We know the maximum index in the hypothetical array is sum(w), so what if we searched for a random float between 0 and sum(w)!
Lets think about the above approach: take the running sum and then search for a random float between 0 and sum(w):
original = [1, 1, 5]
running_sum = [1, 2, 7]
target = 0-7 #random float
Each float between 0 and 7 is equally likely to be selected. Lets look at the ranges and see where the binary search lands (bisect_left):
target | running_sum, i
------------------------
0-1 | 1, 0
1-2 | 2, 1
2-7 | 7, 2
Take a look at range of numbers that will match each index! Index 2 gets captured by much wider range of numbers than the two others! And this is exactly what one would expect for the original probability density.
Essentially, when a random target between 2 (exclusive) and 7 (inclusive) is chosen, the leftmost binary search will map that target to index 2.
For indices 0 and 1, only numbers within the range 0-1 and 1-2 respectively will map onto the respective indices.
Implementation
Review 1
This one kicked my ass again, but I got very close to the solution. Basically my idea was create a new array of tuples (weight, index)
and sort it. Then binary search for a random number between 0 and the max weight. This actually almost works but it has a very subtle flaw.
The problem arises when we get duplicate weights! For example:
suppose a weight array..
w = [1, 1, 1, 1]
No matter what random value we choose from, it will always be between 0 and 1. No matter what that number is, if we search for it in this array, we always get index 0 if we use a leftmost search or index 5 if a rightmost search!

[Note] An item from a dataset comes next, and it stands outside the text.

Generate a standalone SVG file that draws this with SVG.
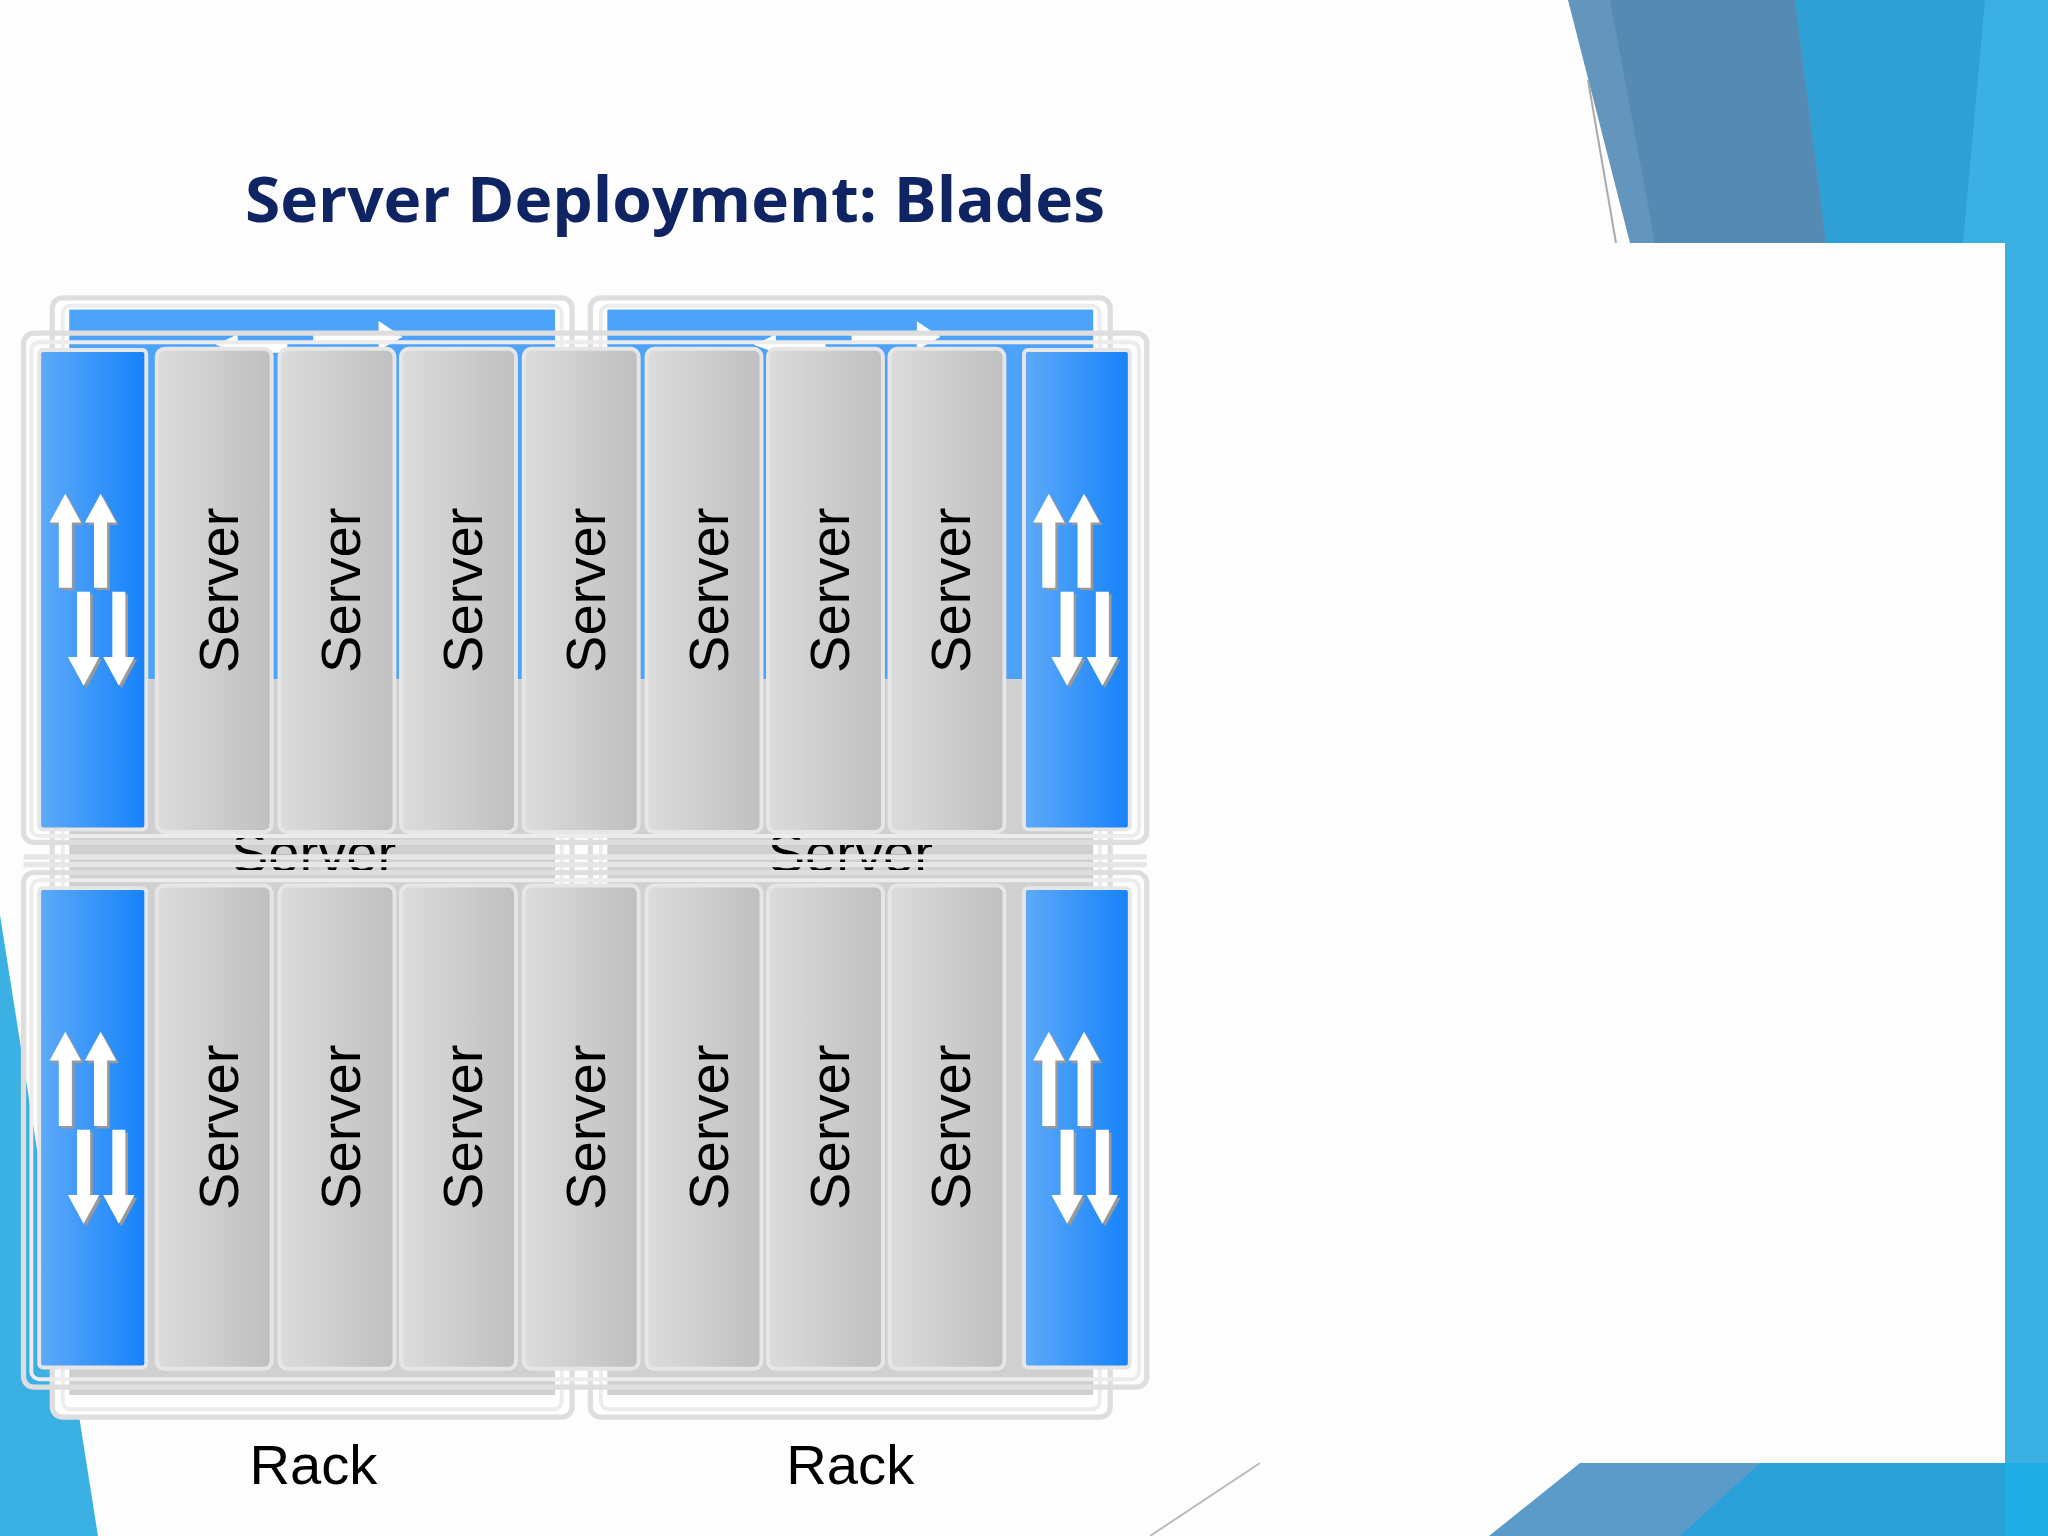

So doing it like this takes away from the scope of the search.
We must transform w
in a way that allows us to search through all the possibilities. Prefix sum! If we transform w
into a prefix sum, this ensures all elements are unique because w
must be greater than 0! Actually an interesting side note is that if weights were permitted to be 0, you would get the same effect as in the above example because there would be duplicate values in the prefix sums array so the algorithm would still work as expected (cool!).